Единственной из первой плеяды исследователей, кто продолжил изучение истерии до его логического завершения, была пациентка Брейера, Анна О. После того как Брейер отказался от нее, она, по-видимому, болела еще несколько лет. А затем выздоровела. Когда-то лишенная голоса женщина с истерией, придумавшая термин «лечение беседой», вновь обрела свой голос и спасение в движении за освобождение женщин. Под псевдонимом Пауль Бертольд она перевела на немецкий язык классический трактат Мэри Уолстонкрафт «В защиту прав женщин» и написала по его мотивам пьесу «Права женщин». Под собственным именем – Берта Паппенгейм – она стала видной феминистской общественной деятельницей, интеллектуалкой и организатором. За свою долгую и плодотворную карьеру она успела побывать директрисой сиротского приюта для девочек, основала феминистскую организацию для евреек, путешествовала по всей Европе и Ближнему Востоку, ведя кампанию против сексуальной эксплуатации женщин и детей. Ее решимость, энергия и преданность делу были поистине легендарными. По словам одной коллеги, «в этой женщине бурлил вулкан… Свою борьбу против насилия в отношении женщин и детей она ощущала почти как физическую боль»[50]. После ее смерти философ Мартин Бубер писал в память о ней:
«Я не только восхищался ею, но и любил ее и буду любить до своего смертного часа. Есть люди духа – и есть люди страсти; и те, и другие встречаются не так уж часто. Еще большая редкость – люди, объединяющие в себе дух и страсть. Но редчайшие из всех – обладающие страстным духом. Берта Паппенгейм была как раз одной из них. Не дайте умереть памяти о ней. Позаботьтесь о том, чтобы она продолжала жить»[51]. В своем завещании Берта выражает желание, чтобы те, кто придет на ее могилу, оставляли на ней по маленькому камешку – «как тихое обещание… служить миссии женских обязанностей и женской радости… непоколебимо и отважно»[52].

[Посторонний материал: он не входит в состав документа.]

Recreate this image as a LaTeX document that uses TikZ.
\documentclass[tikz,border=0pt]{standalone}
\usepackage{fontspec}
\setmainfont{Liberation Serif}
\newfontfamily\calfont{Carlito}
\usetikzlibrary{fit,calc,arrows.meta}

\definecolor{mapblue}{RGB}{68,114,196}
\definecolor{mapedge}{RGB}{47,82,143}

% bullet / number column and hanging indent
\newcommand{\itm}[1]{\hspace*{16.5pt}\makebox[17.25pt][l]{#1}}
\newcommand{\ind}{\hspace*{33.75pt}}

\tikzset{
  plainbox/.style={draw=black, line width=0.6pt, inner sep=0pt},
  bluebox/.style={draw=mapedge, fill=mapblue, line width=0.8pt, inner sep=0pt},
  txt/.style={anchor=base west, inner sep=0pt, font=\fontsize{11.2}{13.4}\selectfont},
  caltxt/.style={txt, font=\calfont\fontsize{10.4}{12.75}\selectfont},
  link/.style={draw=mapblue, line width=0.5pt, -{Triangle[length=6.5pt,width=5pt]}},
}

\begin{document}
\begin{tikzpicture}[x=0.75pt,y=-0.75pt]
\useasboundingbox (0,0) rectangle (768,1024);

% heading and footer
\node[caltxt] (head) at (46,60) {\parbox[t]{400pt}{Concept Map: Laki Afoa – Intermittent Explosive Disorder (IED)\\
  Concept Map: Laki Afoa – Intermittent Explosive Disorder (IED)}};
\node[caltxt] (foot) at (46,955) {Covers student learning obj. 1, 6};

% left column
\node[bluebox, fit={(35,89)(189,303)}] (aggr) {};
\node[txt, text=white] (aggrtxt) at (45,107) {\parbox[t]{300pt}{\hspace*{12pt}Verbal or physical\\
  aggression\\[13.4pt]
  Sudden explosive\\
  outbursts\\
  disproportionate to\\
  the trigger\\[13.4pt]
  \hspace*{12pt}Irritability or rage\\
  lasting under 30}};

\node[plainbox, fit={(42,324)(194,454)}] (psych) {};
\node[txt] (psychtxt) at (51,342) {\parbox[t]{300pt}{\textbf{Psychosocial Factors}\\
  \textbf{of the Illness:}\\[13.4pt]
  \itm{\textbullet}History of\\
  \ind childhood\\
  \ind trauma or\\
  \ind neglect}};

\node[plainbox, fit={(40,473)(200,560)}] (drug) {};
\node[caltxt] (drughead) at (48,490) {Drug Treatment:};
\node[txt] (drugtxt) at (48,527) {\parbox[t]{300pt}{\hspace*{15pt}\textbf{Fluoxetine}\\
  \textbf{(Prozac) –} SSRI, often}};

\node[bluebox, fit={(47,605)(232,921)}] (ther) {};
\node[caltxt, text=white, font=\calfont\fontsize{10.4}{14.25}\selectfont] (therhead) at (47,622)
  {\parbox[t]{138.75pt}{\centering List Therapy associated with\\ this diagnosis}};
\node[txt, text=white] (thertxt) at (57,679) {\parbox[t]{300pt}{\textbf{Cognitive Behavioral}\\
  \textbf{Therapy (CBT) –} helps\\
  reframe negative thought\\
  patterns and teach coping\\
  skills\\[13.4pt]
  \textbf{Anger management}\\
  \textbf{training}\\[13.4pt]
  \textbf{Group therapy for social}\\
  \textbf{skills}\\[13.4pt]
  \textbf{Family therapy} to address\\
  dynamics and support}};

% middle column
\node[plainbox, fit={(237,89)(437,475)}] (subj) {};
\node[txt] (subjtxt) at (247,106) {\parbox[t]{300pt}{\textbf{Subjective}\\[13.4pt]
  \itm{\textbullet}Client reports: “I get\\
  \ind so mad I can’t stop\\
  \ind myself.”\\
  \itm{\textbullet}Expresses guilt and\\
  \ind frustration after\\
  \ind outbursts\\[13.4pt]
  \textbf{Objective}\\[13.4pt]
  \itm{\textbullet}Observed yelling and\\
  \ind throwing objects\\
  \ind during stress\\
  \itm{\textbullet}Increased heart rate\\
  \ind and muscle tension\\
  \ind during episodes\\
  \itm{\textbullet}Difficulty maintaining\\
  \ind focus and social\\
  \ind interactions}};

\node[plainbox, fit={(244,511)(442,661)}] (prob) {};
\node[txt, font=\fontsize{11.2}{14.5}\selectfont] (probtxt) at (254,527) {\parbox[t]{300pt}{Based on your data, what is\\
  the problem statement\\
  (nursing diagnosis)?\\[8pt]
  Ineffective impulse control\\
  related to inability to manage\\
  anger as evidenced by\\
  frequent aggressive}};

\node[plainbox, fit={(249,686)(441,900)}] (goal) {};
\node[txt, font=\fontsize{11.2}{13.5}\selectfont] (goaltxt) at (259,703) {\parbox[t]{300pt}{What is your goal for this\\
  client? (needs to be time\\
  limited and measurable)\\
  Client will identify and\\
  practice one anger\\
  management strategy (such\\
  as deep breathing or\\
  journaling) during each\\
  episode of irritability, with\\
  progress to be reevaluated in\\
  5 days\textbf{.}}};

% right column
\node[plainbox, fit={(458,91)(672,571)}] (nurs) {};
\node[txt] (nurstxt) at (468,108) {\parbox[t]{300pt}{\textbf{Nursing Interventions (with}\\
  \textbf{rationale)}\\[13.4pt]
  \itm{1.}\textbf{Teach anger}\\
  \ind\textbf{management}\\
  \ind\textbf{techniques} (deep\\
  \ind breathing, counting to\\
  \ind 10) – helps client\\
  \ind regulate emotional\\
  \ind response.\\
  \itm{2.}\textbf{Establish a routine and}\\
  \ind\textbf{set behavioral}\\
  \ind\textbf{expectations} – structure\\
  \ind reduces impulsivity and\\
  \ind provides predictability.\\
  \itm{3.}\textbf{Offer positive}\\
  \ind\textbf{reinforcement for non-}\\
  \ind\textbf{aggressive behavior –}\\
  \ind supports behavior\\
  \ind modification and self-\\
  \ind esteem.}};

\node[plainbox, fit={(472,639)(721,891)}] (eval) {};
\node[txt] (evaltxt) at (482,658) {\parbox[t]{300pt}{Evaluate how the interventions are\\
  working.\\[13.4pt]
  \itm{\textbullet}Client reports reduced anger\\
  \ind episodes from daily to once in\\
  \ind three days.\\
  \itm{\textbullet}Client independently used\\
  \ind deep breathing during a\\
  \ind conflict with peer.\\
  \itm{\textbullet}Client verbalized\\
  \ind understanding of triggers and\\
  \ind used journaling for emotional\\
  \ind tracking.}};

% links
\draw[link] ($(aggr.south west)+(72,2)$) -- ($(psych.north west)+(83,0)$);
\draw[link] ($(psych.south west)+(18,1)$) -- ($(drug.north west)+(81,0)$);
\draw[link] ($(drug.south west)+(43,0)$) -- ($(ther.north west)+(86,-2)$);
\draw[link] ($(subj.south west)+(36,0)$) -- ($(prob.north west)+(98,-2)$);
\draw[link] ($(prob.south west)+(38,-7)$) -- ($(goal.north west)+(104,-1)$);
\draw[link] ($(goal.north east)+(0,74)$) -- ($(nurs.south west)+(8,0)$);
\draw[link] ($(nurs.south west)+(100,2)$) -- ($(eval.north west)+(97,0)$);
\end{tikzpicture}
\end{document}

Реальность психологических травм оказалась вновь навязана общественному сознанию после катастрофы Первой мировой войны. В этой продолжительной войне на истощение за четыре года погибли свыше восьми миллионов людей[53]. К моменту окончания массовой бойни были уничтожены четыре европейские империи и разбились вдребезги многие заветные убеждения западной цивилизации.

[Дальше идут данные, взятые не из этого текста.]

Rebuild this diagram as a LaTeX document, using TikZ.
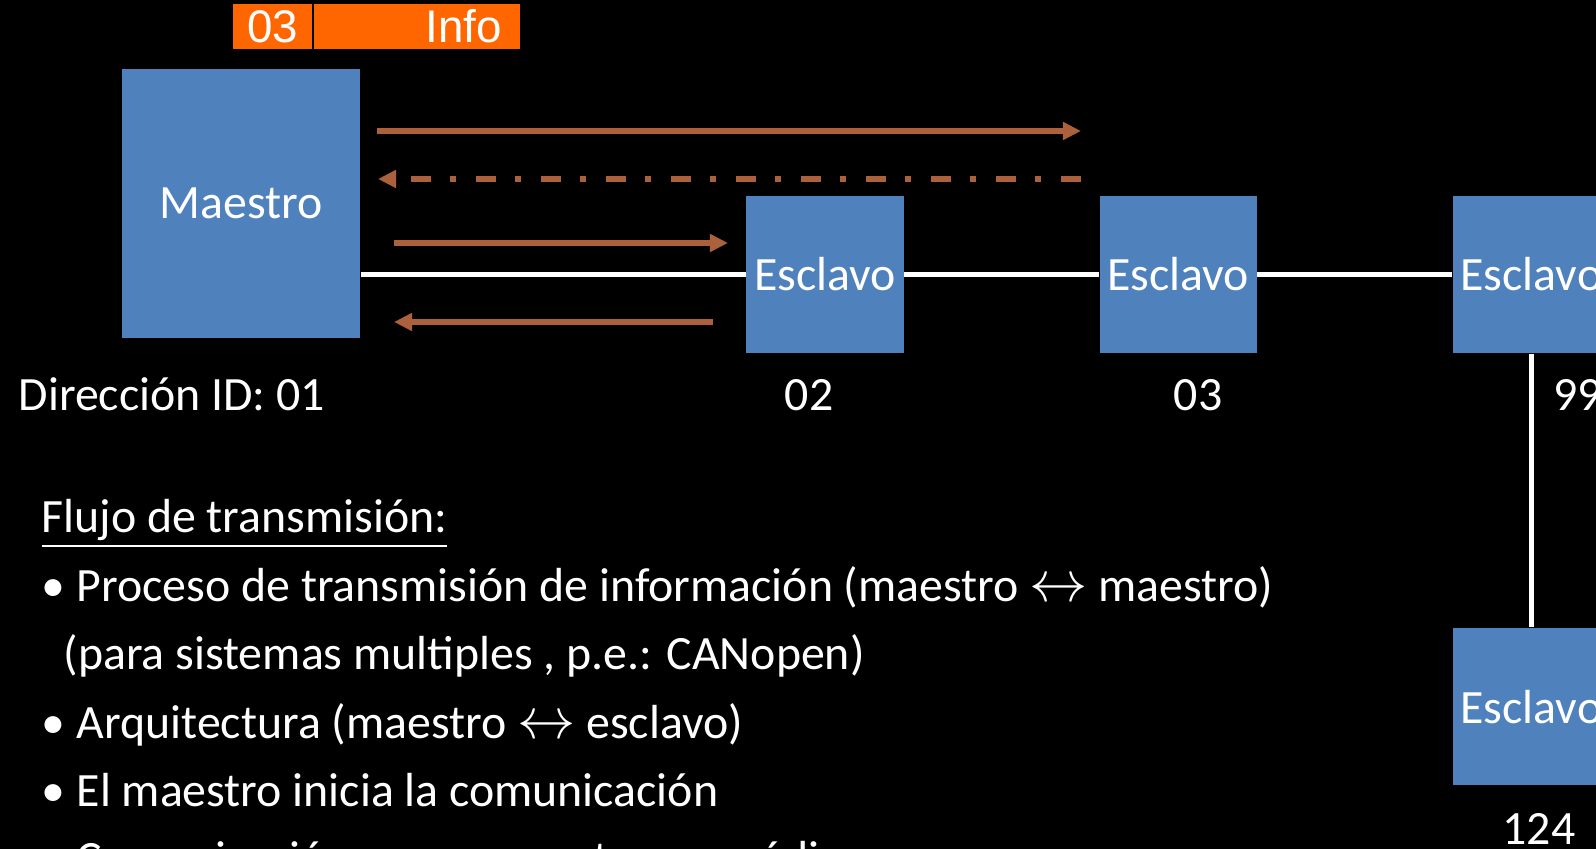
\documentclass[tikz,border=0pt]{standalone}
\usepackage{fontspec}
\usepackage{graphicx}
\setmainfont{Carlito}
\newfontfamily\tagfont{Liberation Sans}
\usetikzlibrary{positioning}
\usetikzlibrary{arrows.meta}
\definecolor{boxblue}{RGB}{79,129,189}
\definecolor{flowbrown}{RGB}{172,96,60}
\definecolor{tagorange}{RGB}{255,102,0}
\newcommand{\itm}{\makebox[0.35cm][l]{•}}
\newcommand{\both}{\scalebox{1.15}{$\leftrightarrow$}}
\tikzset{node distance=3.53cm, % Centre to centre between two slaves on the bus.
every node/.style={ % White text everywhere
text=white,
font=\fontsize{13.6}{16}\selectfont},
unit/.style={ % Blue boxes on the bus
fill=boxblue,
inner sep=0pt},
slave/.style={unit,
minimum width=1.57cm,
minimum height=1.57cm},
tag/.style={ % Orange frame above the master
fill=tagorange,
inner sep=0pt,
minimum height=0.45cm,
font=\tagfont\fontsize{13}{15}\selectfont},
bus/.style={draw=white, line width=1.5pt},
flow/.style={ % Brown transfer arrows
draw=flowbrown,
line width=1.6pt,
-{Triangle[length=0.18cm,width=0.17cm]}},
idtext/.style={inner sep=0pt},
listline/.style={anchor=base west, inner sep=0pt}}

\begin{document}
\begin{tikzpicture}[x=0.01cm,y=-0.01cm]
    \useasboundingbox (0,0) rectangle (1596,849);
    \fill[black] (0,0) rectangle (1596,849);
    % frame
    \node[tag, minimum width=0.79cm] (addr) at (272.5,26.5) {03};
    \node[tag, minimum width=2.06cm, inner xsep=0.18cm, text width=1.70cm, align=right] (info) at (417,26.5) {Info};
    % bus
    \node[unit, minimum width=2.38cm, minimum height=2.69cm] (maestro) at (241,203.5) {Maestro};
    \node[slave] (s02) at (825,274.5) {Esclavo};
    \node[slave, right of=s02] (s03) {Esclavo};
    \node[slave, right of=s03] (s99) {Esclavo};
    \node[slave, below of=s99, node distance=4.32cm] (s124) {Esclavo};
    \draw[bus] (maestro.east |- s02.west) -- (s02.west);
    \draw[bus] (s02) -- (s03);
    \draw[bus] (s03) -- (s99);
    \draw[bus] (s99) -- (s124);
    % transfers
    \coordinate (ask1) at (377,131);
    \coordinate (ask1e) at (1081,131);
    \coordinate (ans1) at (1081,179);
    \coordinate (ans1e) at (378,179);
    \coordinate (ask2) at (394,243);
    \coordinate (ask2e) at (728,243);
    \coordinate (ans2) at (713,322);
    \coordinate (ans2e) at (394,322);
    \draw[flow] (ask1) -- (ask1e);
    \draw[flow, dash pattern=on 0.2cm off 0.2cm on 0.06cm off 0.19cm] (ans1) -- (ans1e);
    \draw[flow] (ask2) -- (ask2e);
    \draw[flow] (ans2) -- (ans2e);
    % addresses
    \node[idtext, anchor=base west] (id01) at (18,411) {Dirección ID: 01};
    \node[idtext, anchor=base] (id02) at (809,411) {02};
    \node[idtext, anchor=base] (id03) at (1198,411) {03};
    \node[idtext, anchor=base west] (id99) at (1553,411) {99};
    \node[idtext, anchor=base] (id124) at (1539,844) {124};
    % text
    \node[listline] (head) at (41,533) {\underline{Flujo de transmisión:}};
    \node[listline] (l1) at (41,602) {\itm Proceso de transmisión de información (maestro \both{} maestro)};
    \node[listline] (l2) at (63,670) {(para sistemas multiples , p.e.: CANopen)};
    \node[listline] (l3) at (41,739) {\itm Arquitectura (maestro \both{} esclavo)};
    \node[listline] (l4) at (41,807) {\itm El maestro inicia la comunicación};
    \node[listline] (l5) at (41,875) {\itm Comunicación mono-maestro en médium};
  \end{tikzpicture}
\end{document}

Одной из множества таких случайных жертв войны стала иллюзия мужской чести и славы в бою. Под непрерывным воздействием ужасов окопной войны люди начинали ломаться, и их было шокирующе много. Загнанные в окопы, беспомощные, осознающие постоянную угрозу уничтожения, вынужденные быть свидетелями увечий и гибели своих товарищей, лишенные всякой надежды на передышку, многие солдаты начинали совершать действия, подобные наблюдавшимся у женщин с истерией. Они кричали и рыдали и не могли это контролировать. Они цепенели и были не в силах сдвинуться с места. Они застывали в молчании и ни на что не реагировали. Они теряли память и способность чувствовать. Число психиатрических военных потерь было настолько велико, что приходилось спешно реквизировать больницы для размещения пациентов. По приблизительной оценке, нервные расстройства составляли до 40 % всех военных потерь среди британских солдат. Военное командование пыталось не давать хода рапортам о психиатрических потерях по причине их деморализующего воздействия[54].